(Rows from a dataset of charts and code)
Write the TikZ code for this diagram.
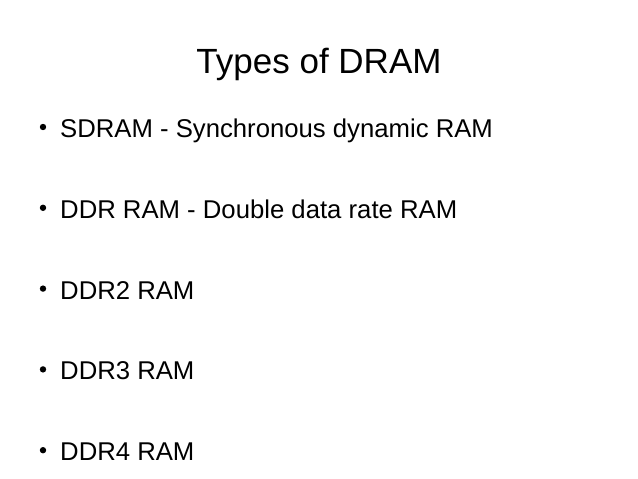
\documentclass[tikz,border=0pt]{standalone}
\usepackage{fontspec}
\setmainfont{Liberation Sans}
\begin{document}
\begin{tikzpicture}[x=1pt,y=-1pt,
  titletext/.style={anchor=base,inner sep=0pt,font=\fontsize{35}{40}\selectfont},
  itemtext/.style={anchor=base west,inner sep=0pt,font=\fontsize{25.7}{30}\selectfont},
  bulletdot/.style={fill=black,draw=none}]
\useasboundingbox (0,0) rectangle (638,479);
\fill[white] (0,0) rectangle (638,479);
\node[titletext] (title) at (319,73) {Types of DRAM};
\foreach \t [count=\i from 0] in {SDRAM - Synchronous dynamic RAM,DDR RAM - Double data rate RAM,DDR2 RAM,DDR3 RAM,DDR4 RAM}{
  \node[itemtext] (item\i) at (60,137.5+80.8*\i) {\t};
  \fill[bulletdot] (43,127+80.8*\i) circle (3.2);
}
\end{tikzpicture}
\end{document}
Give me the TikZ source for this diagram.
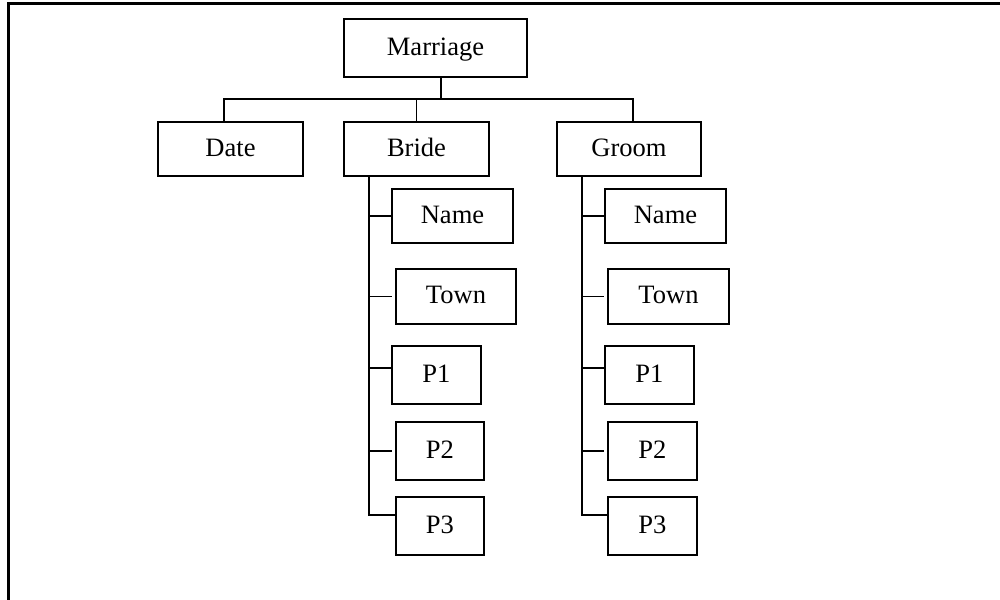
\documentclass[tikz,border=0pt]{standalone}
\usepackage{fontspec}
\setmainfont{Liberation Serif}
\begin{document}
\begin{tikzpicture}[x=0.75pt,y=-0.75pt,
  bx/.style 2 args={draw, line width=1.1pt, inner sep=0pt,
    minimum width=#1*0.75pt, minimum height=#2*0.75pt,
    font=\fontsize{19.9}{22}\selectfont, text height=13.1pt, text depth=2.6pt},
  conn/.style={line width=1.1pt},
  frame/.style={line width=1.6pt}]
\useasboundingbox (0,0) rectangle (1000,600);
\draw[frame] (8.5,600) -- (8.5,3.5) -- (1000,3.5);

\node[bx={183}{58}] (m) at (435.5,48) {Marriage};
\node[bx={145}{54}] (date) at (230.5,149) {Date};
\node[bx={145}{54}] (bride) at (416.5,149) {Bride};
\node[bx={144}{54}] (groom) at (629,149) {Groom};

\node[bx={121}{54}] (bname) at (452.5,216) {Name};
\node[bx={120}{55}] (btown) at (456,296.5) {Town};
\node[bx={89}{58}] (bp1) at (436.5,375) {P1};
\node[bx={88}{58}] (bp2) at (440,451) {P2};
\node[bx={88}{58}] (bp3) at (440,526) {P3};

\node[bx={121}{54}] (gname) at (665.5,216) {Name};
\node[bx={121}{55}] (gtown) at (668.5,296.5) {Town};
\node[bx={89}{58}] (gp1) at (649.5,375) {P1};
\node[bx={89}{58}] (gp2) at (652.5,451) {P2};
\node[bx={89}{58}] (gp3) at (652.5,526) {P3};

\coordinate (bus) at (441,99);
\coordinate (busl) at (224,99);
\coordinate (busr) at (633,99);
\draw[conn] (m.south -| bus) -- (bus);
\draw[conn] (date.north -| busl) -- (busl) -- (busr) -- (groom.north -| busr);
\draw[conn] (bride.north) -- (bride.north |- bus);

\coordinate (bt) at (369,515);
\draw[conn] (bride.south -| bt) -- (bt) -- (bp3.west |- bt);
\draw[conn] (bname.west -| bt) -- (bname.west);
\draw[conn,shorten >=2.25pt] (btown.west -| bt) -- (btown.west);
\draw[conn] (bt |- 0,368) -- (bp1.west |- 0,368);
\draw[conn,shorten >=2.25pt] (bp2.west -| bt) -- (bp2.west);

\coordinate (gt) at (582,515);
\draw[conn] (groom.south -| gt) -- (gt) -- (gp3.west |- gt);
\draw[conn] (gname.west -| gt) -- (gname.west);
\draw[conn,shorten >=2.25pt] (gtown.west -| gt) -- (gtown.west);
\draw[conn] (gt |- 0,368) -- (gp1.west |- 0,368);
\draw[conn,shorten >=2.25pt] (gp2.west -| gt) -- (gp2.west);
\end{tikzpicture}
\end{document}
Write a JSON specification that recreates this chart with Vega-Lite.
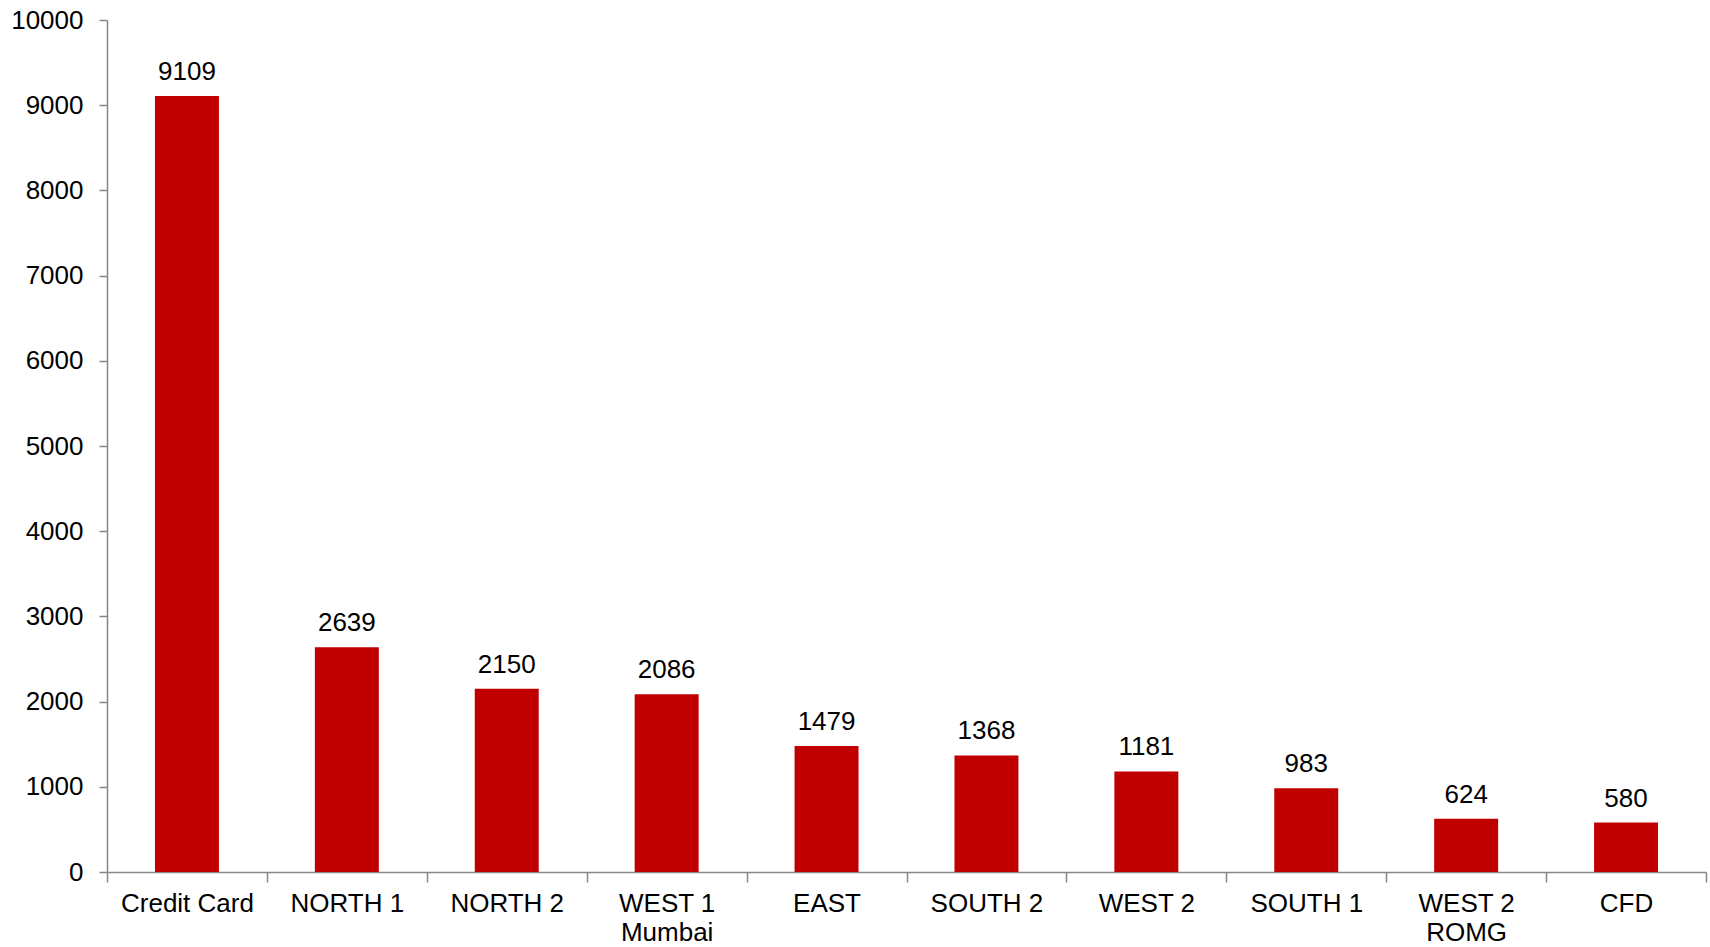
{
  "$schema": "https://vega.github.io/schema/vega-lite/v6.json",
  "width": 1599,
  "height": 852,
  "autosize": "none",
  "padding": {"left": 107, "top": 20, "right": 4, "bottom": 75},
  "background": "white",
  "config": {
    "view": {"stroke": null},
    "font": "Liberation Sans"
  },
  "data": {
    "values": [
      {"region": "Credit Card", "value": 9109},
      {"region": "NORTH 1", "value": 2639},
      {"region": "NORTH 2", "value": 2150},
      {"region": "WEST 1 Mumbai", "value": 2086},
      {"region": "EAST", "value": 1479},
      {"region": "SOUTH 2", "value": 1368},
      {"region": "WEST 2", "value": 1181},
      {"region": "SOUTH 1", "value": 983},
      {"region": "WEST 2 ROMG", "value": 624},
      {"region": "CFD", "value": 580}
    ]
  },
  "encoding": {
    "x": {
      "field": "region",
      "type": "nominal",
      "sort": null,
      "scale": {"paddingInner": 0, "paddingOuter": 0},
      "axis": {
        "title": null,
        "labelAngle": 0,
        "labelFontSize": 26,
        "labelColor": "#000000",
        "labelFont": "Liberation Sans",
        "labelPadding": 8,
        "labelLineHeight": 29,
        "labelExpr": "datum.label == 'WEST 1 Mumbai' ? ['WEST 1', 'Mumbai'] : datum.label == 'WEST 2 ROMG' ? ['WEST 2', 'ROMG'] : datum.label",
        "tickBand": "extent",
        "tickSize": 10,
        "tickColor": "#868686",
        "tickWidth": 1.5,
        "domainColor": "#868686",
        "domainWidth": 1.5,
        "grid": false
      }
    },
    "y": {
      "field": "value",
      "type": "quantitative",
      "scale": {"domain": [0, 10000], "nice": false},
      "axis": {
        "title": null,
        "values": [0, 1000, 2000, 3000, 4000, 5000, 6000, 7000, 8000, 9000, 10000],
        "format": "d",
        "labelFontSize": 26,
        "labelColor": "#000000",
        "labelFont": "Liberation Sans",
        "labelPadding": 16,
        "tickSize": 8,
        "tickColor": "#868686",
        "tickWidth": 1.5,
        "domainColor": "#868686",
        "domainWidth": 1.5,
        "grid": false
      }
    }
  },
  "layer": [
    {
      "mark": {"type": "bar", "color": "#C00000", "width": {"band": 0.4}}
    },
    {
      "mark": {"type": "text", "fontSize": 26, "color": "#000000", "baseline": "alphabetic", "dy": -16, "font": "Liberation Sans"},
      "encoding": {
        "text": {"field": "value", "type": "quantitative", "format": "d"}
      }
    }
  ]
}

§ **TASK TO COMPLETE**:
Everything from the line with "Give me the TikZ source for this diagram." down to the line with "bt) -- (bp2.west);" in the data above should be copied exactly, with both end lines kept and the pictures left out.

§ **TASK RESULT**:
Give me the TikZ source for this diagram.
\documentclass[tikz,border=0pt]{standalone}
\usepackage{fontspec}
\setmainfont{Liberation Serif}
\begin{document}
\begin{tikzpicture}[x=0.75pt,y=-0.75pt,
  bx/.style 2 args={draw, line width=1.1pt, inner sep=0pt,
    minimum width=#1*0.75pt, minimum height=#2*0.75pt,
    font=\fontsize{19.9}{22}\selectfont, text height=13.1pt, text depth=2.6pt},
  conn/.style={line width=1.1pt},
  frame/.style={line width=1.6pt}]
\useasboundingbox (0,0) rectangle (1000,600);
\draw[frame] (8.5,600) -- (8.5,3.5) -- (1000,3.5);

\node[bx={183}{58}] (m) at (435.5,48) {Marriage};
\node[bx={145}{54}] (date) at (230.5,149) {Date};
\node[bx={145}{54}] (bride) at (416.5,149) {Bride};
\node[bx={144}{54}] (groom) at (629,149) {Groom};

\node[bx={121}{54}] (bname) at (452.5,216) {Name};
\node[bx={120}{55}] (btown) at (456,296.5) {Town};
\node[bx={89}{58}] (bp1) at (436.5,375) {P1};
\node[bx={88}{58}] (bp2) at (440,451) {P2};
\node[bx={88}{58}] (bp3) at (440,526) {P3};

\node[bx={121}{54}] (gname) at (665.5,216) {Name};
\node[bx={121}{55}] (gtown) at (668.5,296.5) {Town};
\node[bx={89}{58}] (gp1) at (649.5,375) {P1};
\node[bx={89}{58}] (gp2) at (652.5,451) {P2};
\node[bx={89}{58}] (gp3) at (652.5,526) {P3};

\coordinate (bus) at (441,99);
\coordinate (busl) at (224,99);
\coordinate (busr) at (633,99);
\draw[conn] (m.south -| bus) -- (bus);
\draw[conn] (date.north -| busl) -- (busl) -- (busr) -- (groom.north -| busr);
\draw[conn] (bride.north) -- (bride.north |- bus);

\coordinate (bt) at (369,515);
\draw[conn] (bride.south -| bt) -- (bt) -- (bp3.west |- bt);
\draw[conn] (bname.west -| bt) -- (bname.west);
\draw[conn,shorten >=2.25pt] (btown.west -| bt) -- (btown.west);
\draw[conn] (bt |- 0,368) -- (bp1.west |- 0,368);
\draw[conn,shorten >=2.25pt] (bp2.west -| bt) -- (bp2.west);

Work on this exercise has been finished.